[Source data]
----------------------------------------

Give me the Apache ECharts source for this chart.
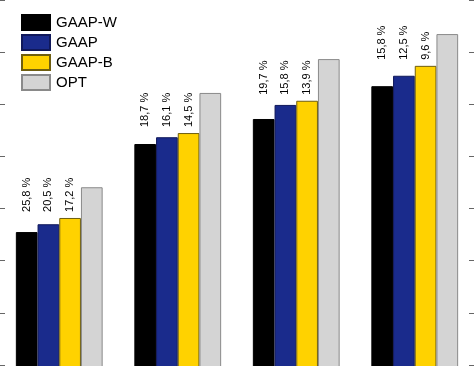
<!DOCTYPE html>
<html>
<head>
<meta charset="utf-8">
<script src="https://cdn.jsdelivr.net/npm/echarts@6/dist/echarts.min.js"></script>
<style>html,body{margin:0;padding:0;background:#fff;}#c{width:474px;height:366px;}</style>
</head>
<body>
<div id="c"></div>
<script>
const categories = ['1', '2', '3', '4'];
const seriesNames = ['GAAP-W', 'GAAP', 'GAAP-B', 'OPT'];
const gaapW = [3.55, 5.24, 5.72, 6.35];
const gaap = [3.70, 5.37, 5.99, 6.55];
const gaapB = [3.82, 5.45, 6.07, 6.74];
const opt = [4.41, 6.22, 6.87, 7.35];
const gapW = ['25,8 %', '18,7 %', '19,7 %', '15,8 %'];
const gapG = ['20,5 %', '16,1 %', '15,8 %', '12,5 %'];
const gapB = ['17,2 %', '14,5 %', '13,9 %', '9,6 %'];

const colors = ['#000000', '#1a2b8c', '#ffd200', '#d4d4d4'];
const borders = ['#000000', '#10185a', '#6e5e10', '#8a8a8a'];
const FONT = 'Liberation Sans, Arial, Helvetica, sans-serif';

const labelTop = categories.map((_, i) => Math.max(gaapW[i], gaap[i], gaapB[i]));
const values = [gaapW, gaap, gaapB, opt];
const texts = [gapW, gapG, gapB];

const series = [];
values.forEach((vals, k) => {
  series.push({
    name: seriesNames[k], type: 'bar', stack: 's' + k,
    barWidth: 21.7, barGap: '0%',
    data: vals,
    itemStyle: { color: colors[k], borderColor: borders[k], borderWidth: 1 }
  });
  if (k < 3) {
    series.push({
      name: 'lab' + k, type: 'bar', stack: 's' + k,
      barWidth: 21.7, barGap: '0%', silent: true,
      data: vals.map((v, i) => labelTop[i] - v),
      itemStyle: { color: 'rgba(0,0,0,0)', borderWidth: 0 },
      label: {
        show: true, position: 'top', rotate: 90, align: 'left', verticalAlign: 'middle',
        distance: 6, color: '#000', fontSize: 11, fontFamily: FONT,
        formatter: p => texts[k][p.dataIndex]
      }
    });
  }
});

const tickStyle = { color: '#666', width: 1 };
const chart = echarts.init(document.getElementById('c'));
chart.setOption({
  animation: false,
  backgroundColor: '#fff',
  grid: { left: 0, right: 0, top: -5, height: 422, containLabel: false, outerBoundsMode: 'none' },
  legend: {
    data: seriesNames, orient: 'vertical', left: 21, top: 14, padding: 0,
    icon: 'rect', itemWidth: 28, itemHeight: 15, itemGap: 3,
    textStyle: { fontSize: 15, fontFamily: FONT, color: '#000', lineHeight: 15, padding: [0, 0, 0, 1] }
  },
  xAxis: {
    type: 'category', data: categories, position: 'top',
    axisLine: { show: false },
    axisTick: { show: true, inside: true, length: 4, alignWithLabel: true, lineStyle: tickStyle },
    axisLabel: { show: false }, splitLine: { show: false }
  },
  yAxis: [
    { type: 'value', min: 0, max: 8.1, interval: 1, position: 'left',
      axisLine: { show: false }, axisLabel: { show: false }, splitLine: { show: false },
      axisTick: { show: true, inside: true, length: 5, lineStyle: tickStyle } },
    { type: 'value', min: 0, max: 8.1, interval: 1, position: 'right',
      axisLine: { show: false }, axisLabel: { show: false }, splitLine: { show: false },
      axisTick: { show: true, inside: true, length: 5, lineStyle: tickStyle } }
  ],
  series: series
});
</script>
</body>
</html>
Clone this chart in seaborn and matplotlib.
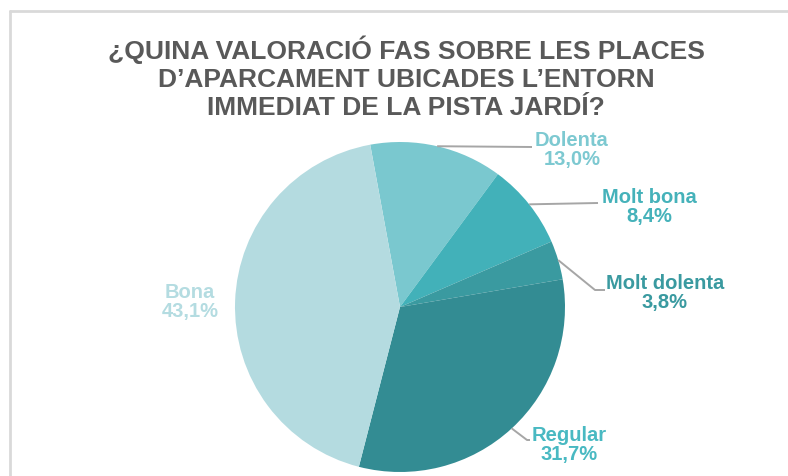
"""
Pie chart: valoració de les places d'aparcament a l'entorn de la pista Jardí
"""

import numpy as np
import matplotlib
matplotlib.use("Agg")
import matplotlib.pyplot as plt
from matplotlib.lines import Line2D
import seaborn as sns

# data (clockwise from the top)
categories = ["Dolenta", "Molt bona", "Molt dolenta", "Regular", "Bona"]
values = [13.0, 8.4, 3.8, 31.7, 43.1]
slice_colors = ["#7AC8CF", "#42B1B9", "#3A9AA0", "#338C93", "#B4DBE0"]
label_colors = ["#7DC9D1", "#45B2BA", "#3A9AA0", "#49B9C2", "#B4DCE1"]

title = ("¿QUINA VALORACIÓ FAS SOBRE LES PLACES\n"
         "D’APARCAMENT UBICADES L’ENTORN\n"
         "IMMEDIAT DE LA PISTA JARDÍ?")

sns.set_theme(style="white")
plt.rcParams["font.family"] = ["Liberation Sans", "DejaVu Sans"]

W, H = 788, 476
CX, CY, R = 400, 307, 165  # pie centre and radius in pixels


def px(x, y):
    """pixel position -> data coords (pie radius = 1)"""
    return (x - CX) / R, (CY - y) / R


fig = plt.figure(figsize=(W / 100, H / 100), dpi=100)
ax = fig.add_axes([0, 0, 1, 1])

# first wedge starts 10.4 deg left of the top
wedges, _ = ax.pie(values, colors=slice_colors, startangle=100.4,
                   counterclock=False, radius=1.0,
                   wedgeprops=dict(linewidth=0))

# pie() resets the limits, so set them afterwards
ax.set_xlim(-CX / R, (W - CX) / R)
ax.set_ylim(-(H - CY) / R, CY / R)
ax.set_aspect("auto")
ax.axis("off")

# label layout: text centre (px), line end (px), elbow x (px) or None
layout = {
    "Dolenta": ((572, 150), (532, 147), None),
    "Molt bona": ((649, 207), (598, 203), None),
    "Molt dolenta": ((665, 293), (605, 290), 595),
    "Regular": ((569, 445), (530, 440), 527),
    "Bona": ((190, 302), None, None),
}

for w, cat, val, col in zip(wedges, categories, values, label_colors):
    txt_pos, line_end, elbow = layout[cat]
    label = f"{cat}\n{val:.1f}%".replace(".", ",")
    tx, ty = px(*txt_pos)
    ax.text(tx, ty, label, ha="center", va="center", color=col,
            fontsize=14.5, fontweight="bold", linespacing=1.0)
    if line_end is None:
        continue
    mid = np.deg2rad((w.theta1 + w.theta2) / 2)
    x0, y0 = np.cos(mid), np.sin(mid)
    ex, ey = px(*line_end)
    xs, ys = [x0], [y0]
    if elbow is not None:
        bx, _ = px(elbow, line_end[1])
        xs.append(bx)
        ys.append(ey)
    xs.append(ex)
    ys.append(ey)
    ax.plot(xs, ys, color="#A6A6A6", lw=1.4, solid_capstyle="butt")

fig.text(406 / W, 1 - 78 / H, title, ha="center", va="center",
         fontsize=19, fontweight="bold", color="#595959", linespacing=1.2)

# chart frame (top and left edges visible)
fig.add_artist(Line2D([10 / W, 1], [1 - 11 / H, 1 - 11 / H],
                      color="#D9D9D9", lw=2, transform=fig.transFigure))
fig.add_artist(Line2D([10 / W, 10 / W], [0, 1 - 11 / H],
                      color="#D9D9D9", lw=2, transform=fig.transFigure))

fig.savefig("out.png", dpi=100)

----------------------------------------

### PROBLEM TO WORK ON
Pick out and copy the lines of the material that include the word "seaborn".

### REPLY TO THE TASK
Clone this chart in seaborn and matplotlib.
import seaborn as sns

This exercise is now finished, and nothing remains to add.